▸ **EXERCISE INSTRUCTIONS**
Write out again, exactly as they appear, the lines from the line with "Clone this chart in Plotly.js." through the line with "const LS = 1.05;". Do not include any pictures.

▸ **EXCERPTED DATA**
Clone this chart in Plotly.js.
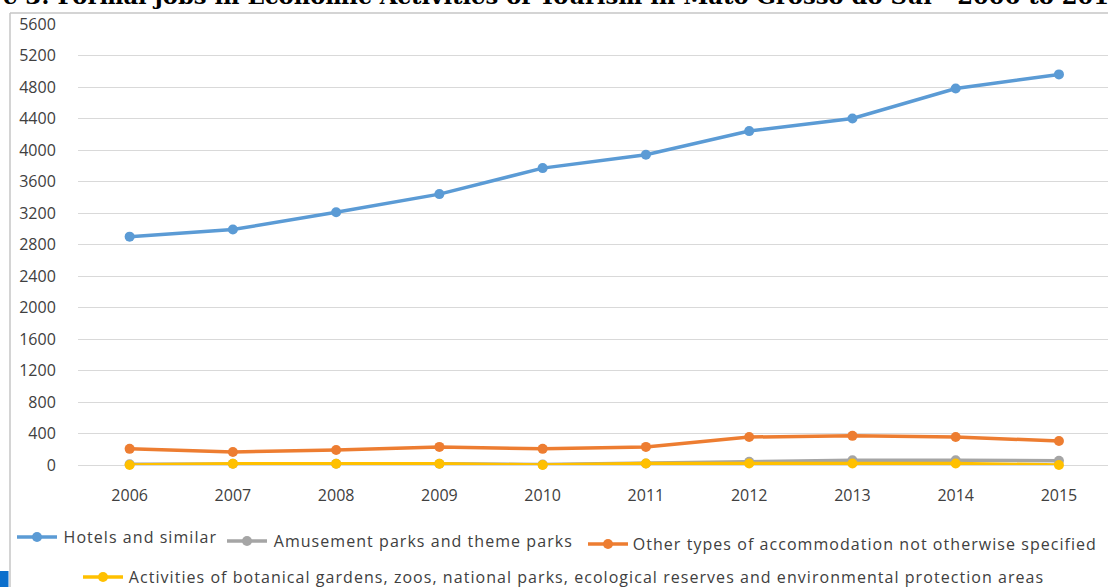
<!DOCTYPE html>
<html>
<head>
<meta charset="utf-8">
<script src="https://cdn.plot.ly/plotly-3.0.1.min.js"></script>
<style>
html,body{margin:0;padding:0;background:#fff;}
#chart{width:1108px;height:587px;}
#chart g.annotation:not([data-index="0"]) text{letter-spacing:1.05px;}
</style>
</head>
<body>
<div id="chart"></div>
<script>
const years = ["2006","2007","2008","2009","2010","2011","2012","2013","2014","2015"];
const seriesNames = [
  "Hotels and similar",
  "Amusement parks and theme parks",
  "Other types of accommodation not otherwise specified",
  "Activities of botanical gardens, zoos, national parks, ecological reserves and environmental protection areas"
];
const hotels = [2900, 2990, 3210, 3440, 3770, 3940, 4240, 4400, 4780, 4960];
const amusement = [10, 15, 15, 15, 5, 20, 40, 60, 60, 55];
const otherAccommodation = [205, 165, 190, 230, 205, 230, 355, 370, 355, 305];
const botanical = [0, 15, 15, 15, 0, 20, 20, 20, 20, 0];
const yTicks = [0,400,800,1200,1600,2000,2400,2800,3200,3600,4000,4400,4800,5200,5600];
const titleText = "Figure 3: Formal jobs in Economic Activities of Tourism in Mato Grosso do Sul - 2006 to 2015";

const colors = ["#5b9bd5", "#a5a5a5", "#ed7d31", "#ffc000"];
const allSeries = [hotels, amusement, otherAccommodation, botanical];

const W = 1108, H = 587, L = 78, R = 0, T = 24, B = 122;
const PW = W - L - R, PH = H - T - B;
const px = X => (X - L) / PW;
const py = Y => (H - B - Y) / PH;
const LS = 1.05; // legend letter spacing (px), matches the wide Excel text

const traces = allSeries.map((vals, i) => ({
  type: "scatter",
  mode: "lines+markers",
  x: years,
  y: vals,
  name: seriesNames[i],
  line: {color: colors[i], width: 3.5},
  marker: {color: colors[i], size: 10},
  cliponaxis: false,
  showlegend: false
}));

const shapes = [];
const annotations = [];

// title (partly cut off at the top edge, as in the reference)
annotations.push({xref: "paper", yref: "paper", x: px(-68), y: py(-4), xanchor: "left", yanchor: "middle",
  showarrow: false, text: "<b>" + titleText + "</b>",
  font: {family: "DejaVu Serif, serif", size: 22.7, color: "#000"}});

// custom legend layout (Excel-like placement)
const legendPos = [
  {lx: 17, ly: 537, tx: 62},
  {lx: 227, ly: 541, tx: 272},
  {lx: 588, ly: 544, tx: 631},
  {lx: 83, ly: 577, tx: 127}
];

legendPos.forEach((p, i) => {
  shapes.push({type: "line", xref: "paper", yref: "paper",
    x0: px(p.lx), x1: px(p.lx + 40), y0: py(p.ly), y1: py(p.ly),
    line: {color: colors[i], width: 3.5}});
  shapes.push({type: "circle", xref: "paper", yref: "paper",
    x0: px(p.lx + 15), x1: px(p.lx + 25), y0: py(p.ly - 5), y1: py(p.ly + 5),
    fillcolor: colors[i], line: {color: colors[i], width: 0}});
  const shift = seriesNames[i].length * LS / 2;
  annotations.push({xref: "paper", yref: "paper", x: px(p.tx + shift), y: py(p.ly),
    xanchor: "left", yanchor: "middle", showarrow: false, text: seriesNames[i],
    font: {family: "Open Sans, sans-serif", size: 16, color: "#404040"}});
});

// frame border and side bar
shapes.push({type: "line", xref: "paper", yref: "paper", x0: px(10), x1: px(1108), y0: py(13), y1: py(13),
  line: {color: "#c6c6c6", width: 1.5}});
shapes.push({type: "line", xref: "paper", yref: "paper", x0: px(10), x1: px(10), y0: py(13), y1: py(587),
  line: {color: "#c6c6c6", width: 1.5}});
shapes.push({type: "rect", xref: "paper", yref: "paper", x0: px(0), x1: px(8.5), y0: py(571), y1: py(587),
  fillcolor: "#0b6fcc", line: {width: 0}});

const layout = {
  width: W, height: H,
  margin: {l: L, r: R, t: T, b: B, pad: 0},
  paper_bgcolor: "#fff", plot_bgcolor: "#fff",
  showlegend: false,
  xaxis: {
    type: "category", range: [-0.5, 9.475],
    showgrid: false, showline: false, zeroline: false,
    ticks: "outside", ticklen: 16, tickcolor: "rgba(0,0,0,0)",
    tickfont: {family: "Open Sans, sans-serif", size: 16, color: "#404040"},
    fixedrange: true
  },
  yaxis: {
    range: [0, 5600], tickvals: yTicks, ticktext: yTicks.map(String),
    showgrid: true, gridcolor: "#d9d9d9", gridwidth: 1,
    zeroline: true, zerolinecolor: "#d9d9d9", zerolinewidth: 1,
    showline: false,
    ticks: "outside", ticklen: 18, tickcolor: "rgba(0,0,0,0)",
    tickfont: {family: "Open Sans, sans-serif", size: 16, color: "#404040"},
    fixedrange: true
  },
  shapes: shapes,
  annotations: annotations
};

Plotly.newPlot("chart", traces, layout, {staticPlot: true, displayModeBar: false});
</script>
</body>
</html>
* * *
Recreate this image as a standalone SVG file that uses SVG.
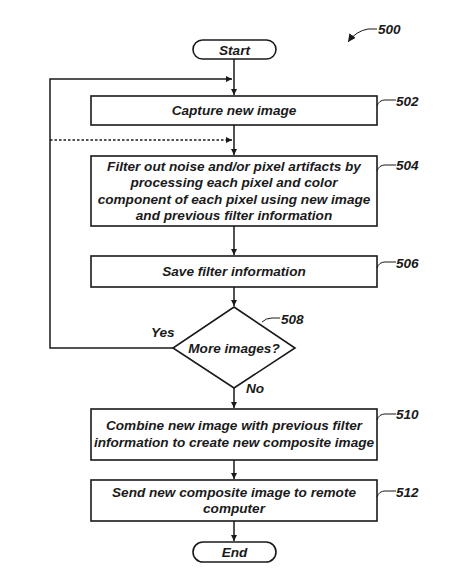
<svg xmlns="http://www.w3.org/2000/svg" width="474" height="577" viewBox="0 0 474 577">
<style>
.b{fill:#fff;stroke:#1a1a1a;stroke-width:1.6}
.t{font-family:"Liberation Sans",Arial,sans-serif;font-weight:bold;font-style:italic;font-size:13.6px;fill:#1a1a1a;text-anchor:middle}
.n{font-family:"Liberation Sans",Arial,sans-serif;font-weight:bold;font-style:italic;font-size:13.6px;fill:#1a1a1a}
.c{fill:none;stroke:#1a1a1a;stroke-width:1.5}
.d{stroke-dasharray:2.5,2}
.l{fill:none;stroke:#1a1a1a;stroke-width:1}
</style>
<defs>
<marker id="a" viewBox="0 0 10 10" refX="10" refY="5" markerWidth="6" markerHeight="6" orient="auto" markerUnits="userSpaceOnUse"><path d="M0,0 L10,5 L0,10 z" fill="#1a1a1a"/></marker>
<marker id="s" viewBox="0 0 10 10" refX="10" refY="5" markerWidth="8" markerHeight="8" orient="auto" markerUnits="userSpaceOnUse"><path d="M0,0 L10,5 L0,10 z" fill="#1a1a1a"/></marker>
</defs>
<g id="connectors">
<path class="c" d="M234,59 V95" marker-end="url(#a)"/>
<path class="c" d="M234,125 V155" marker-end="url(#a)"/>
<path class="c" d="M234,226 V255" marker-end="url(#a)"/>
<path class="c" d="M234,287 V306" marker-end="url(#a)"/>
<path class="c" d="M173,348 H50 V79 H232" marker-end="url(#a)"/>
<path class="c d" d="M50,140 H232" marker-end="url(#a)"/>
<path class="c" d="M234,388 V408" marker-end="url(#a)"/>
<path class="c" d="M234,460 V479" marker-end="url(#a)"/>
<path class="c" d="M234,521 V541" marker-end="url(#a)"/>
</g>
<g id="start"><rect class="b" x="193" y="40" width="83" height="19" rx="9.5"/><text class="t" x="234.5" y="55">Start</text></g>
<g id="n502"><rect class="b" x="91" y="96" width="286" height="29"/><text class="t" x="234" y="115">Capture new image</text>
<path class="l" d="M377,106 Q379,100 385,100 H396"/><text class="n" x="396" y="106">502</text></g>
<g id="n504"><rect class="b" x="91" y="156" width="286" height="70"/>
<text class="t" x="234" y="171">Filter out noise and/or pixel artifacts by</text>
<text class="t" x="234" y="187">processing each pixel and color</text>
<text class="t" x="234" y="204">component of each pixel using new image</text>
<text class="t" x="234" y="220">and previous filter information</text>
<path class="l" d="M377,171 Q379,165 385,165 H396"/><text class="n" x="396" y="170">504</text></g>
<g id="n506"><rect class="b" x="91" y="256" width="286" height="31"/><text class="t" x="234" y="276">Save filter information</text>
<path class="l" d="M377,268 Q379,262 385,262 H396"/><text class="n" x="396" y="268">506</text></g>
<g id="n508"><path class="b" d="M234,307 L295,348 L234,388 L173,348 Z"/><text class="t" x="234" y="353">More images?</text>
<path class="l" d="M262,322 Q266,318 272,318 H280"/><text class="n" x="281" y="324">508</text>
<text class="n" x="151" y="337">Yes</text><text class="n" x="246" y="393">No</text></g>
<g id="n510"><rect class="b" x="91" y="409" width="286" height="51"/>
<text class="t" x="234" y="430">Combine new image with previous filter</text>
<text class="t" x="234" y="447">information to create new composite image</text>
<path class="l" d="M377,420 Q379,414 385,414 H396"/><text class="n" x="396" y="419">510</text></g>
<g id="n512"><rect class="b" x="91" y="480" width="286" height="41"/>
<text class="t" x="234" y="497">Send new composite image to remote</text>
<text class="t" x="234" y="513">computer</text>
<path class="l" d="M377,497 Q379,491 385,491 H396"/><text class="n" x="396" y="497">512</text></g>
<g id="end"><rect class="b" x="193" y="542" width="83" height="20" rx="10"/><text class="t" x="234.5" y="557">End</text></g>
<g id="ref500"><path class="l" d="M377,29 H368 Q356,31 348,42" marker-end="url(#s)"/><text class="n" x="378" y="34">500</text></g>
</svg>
--
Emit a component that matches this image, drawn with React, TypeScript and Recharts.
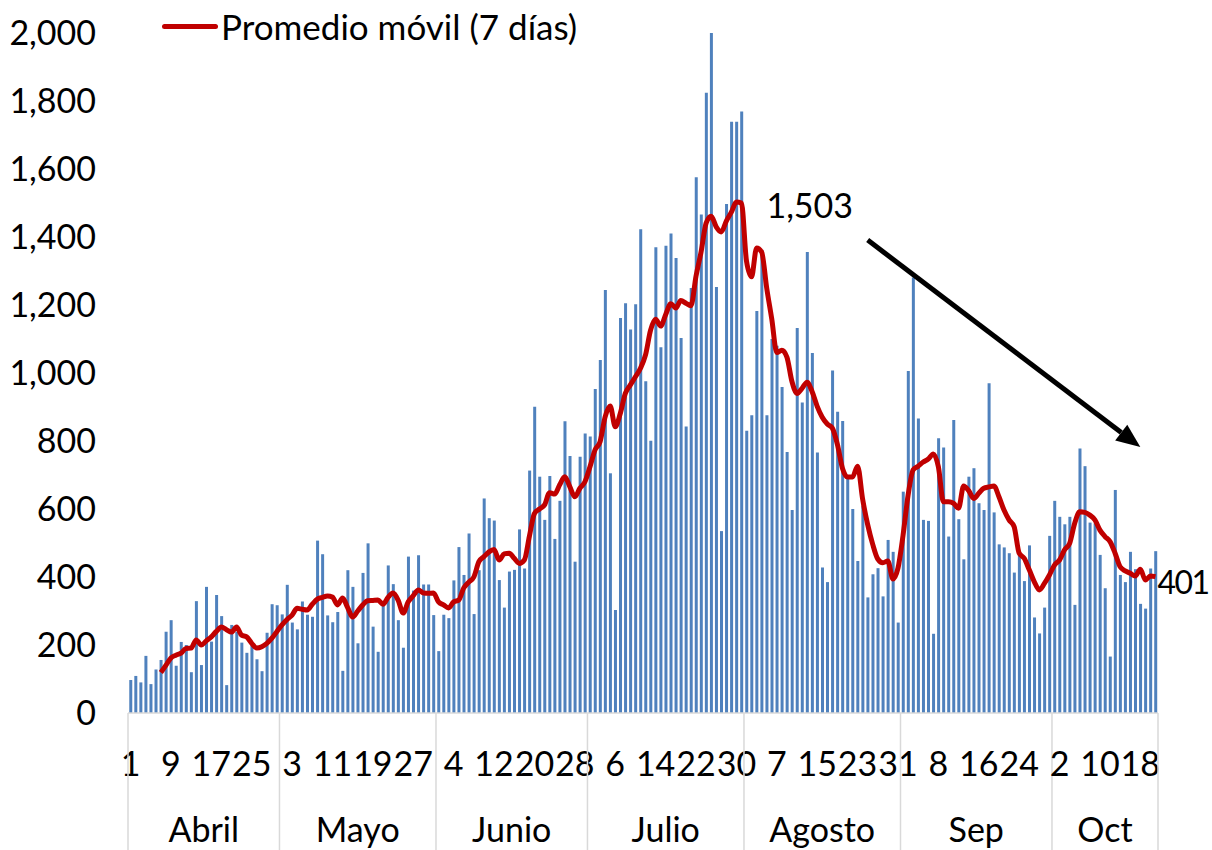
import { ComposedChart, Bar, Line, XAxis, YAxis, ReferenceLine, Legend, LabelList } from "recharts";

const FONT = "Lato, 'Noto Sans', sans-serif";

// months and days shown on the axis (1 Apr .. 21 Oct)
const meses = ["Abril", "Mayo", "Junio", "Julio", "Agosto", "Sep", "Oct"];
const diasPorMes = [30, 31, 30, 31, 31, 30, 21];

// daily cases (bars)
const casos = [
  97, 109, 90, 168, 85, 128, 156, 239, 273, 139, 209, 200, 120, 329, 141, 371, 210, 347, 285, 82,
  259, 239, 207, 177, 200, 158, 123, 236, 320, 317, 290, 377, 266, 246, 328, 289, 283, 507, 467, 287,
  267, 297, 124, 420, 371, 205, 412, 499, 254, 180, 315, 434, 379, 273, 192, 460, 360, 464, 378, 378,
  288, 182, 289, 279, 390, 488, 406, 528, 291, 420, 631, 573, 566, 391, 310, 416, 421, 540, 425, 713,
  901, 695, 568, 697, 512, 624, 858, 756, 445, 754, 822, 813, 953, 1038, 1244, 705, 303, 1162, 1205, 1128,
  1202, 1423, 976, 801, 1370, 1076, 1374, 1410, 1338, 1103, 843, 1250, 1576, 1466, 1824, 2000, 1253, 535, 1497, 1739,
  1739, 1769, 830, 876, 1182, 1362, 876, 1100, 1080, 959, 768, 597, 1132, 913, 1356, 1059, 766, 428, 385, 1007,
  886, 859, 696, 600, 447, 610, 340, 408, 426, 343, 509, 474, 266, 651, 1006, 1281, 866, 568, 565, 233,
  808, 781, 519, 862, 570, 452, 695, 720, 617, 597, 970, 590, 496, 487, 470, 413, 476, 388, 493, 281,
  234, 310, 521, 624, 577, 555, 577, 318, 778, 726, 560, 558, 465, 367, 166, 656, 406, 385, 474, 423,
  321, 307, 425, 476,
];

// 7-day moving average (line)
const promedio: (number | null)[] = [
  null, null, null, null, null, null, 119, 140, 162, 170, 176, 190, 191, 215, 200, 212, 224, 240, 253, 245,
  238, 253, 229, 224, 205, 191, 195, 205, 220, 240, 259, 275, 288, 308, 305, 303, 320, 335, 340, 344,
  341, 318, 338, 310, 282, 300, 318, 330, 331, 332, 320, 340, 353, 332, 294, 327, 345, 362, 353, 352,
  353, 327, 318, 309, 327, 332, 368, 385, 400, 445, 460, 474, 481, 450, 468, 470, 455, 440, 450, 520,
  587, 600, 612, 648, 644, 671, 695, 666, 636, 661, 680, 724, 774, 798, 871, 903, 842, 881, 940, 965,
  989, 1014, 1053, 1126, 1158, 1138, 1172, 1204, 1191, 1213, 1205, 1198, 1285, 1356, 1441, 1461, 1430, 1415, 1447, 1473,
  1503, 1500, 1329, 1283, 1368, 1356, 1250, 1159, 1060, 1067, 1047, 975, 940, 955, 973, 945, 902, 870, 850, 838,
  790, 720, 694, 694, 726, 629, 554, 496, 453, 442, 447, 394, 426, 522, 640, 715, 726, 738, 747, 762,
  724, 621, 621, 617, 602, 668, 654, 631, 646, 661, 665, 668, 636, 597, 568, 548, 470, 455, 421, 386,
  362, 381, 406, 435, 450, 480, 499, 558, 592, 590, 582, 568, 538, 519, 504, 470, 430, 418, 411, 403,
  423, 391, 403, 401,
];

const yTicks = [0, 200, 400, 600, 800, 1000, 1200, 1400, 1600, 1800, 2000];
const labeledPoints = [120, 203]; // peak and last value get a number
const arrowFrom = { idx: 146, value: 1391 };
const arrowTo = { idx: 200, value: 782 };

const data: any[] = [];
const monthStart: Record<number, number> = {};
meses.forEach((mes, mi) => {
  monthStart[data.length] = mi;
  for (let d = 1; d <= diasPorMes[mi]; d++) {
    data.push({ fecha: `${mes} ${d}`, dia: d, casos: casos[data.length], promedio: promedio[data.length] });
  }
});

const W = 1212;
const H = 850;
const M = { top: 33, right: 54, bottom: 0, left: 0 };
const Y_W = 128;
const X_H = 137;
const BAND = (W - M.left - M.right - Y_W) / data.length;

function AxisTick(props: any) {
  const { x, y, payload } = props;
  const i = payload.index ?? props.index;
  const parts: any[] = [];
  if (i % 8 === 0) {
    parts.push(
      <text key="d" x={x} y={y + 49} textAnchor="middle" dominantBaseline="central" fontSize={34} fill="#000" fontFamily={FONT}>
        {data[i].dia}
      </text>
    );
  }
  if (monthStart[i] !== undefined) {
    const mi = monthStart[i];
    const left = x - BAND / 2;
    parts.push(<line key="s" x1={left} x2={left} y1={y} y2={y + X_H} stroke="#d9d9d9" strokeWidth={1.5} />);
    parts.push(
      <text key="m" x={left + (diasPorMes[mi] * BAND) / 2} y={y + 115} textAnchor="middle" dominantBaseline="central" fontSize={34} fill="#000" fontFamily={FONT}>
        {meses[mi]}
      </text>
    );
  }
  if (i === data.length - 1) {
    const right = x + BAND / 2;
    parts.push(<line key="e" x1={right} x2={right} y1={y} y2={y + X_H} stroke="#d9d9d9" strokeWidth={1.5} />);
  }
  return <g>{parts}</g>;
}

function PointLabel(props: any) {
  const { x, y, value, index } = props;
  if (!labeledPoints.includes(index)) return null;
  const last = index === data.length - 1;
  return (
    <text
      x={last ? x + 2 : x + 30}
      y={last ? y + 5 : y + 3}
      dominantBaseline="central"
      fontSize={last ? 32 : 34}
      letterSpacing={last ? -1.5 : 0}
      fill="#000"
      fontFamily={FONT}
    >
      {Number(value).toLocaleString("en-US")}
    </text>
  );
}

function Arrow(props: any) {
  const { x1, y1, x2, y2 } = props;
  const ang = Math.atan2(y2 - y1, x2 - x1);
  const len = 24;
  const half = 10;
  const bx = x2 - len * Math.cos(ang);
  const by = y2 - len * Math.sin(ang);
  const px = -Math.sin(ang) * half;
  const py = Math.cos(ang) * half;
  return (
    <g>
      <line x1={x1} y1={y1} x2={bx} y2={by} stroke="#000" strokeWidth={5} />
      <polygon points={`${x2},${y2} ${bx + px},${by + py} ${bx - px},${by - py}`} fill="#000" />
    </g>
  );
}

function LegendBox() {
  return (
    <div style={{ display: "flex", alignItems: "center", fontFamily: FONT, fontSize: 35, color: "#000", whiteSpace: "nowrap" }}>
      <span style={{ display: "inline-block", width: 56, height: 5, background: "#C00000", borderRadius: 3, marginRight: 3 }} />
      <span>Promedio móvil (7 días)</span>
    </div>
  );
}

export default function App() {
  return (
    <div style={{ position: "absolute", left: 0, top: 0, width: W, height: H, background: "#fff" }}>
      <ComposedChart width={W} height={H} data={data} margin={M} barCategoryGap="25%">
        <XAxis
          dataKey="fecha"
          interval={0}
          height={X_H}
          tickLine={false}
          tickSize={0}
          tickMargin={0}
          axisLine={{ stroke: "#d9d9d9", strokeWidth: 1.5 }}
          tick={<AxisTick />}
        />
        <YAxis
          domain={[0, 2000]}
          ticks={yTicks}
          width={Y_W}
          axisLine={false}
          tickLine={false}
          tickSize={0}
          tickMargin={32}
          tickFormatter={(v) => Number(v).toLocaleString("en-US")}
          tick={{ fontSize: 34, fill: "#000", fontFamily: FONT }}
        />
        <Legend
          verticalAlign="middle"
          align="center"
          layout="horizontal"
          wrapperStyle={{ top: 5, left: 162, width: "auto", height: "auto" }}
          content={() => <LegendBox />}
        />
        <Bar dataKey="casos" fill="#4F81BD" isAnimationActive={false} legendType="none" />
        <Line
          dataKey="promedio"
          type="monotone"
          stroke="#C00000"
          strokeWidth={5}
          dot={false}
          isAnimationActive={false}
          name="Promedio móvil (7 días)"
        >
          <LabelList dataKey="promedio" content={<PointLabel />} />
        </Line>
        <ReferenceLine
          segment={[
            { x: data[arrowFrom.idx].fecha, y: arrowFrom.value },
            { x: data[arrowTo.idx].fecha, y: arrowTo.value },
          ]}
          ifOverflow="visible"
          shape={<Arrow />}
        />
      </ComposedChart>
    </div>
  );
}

▸ **EXPECTED OUTPUT**
Clone this chart in Plotly.js.
<!DOCTYPE html>
<html>
<head>
<meta charset="utf-8">
<script src="https://cdn.plot.ly/plotly-3.0.1.min.js"></script>
<style>
html,body{margin:0;padding:0;background:#fff;}
#chart{width:1108px;height:587px;}
#chart g.annotation:not([data-index="0"]) text{letter-spacing:1.05px;}
</style>
</head>
<body>
<div id="chart"></div>
<script>
const years = ["2006","2007","2008","2009","2010","2011","2012","2013","2014","2015"];
const seriesNames = [
  "Hotels and similar",
  "Amusement parks and theme parks",
  "Other types of accommodation not otherwise specified",
  "Activities of botanical gardens, zoos, national parks, ecological reserves and environmental protection areas"
];
const hotels = [2900, 2990, 3210, 3440, 3770, 3940, 4240, 4400, 4780, 4960];
const amusement = [10, 15, 15, 15, 5, 20, 40, 60, 60, 55];
const otherAccommodation = [205, 165, 190, 230, 205, 230, 355, 370, 355, 305];
const botanical = [0, 15, 15, 15, 0, 20, 20, 20, 20, 0];
const yTicks = [0,400,800,1200,1600,2000,2400,2800,3200,3600,4000,4400,4800,5200,5600];
const titleText = "Figure 3: Formal jobs in Economic Activities of Tourism in Mato Grosso do Sul - 2006 to 2015";

const colors = ["#5b9bd5", "#a5a5a5", "#ed7d31", "#ffc000"];
const allSeries = [hotels, amusement, otherAccommodation, botanical];

const W = 1108, H = 587, L = 78, R = 0, T = 24, B = 122;
const PW = W - L - R, PH = H - T - B;
const px = X => (X - L) / PW;
const py = Y => (H - B - Y) / PH;
const LS = 1.05; // legend letter spacing (px), matches the wide Excel text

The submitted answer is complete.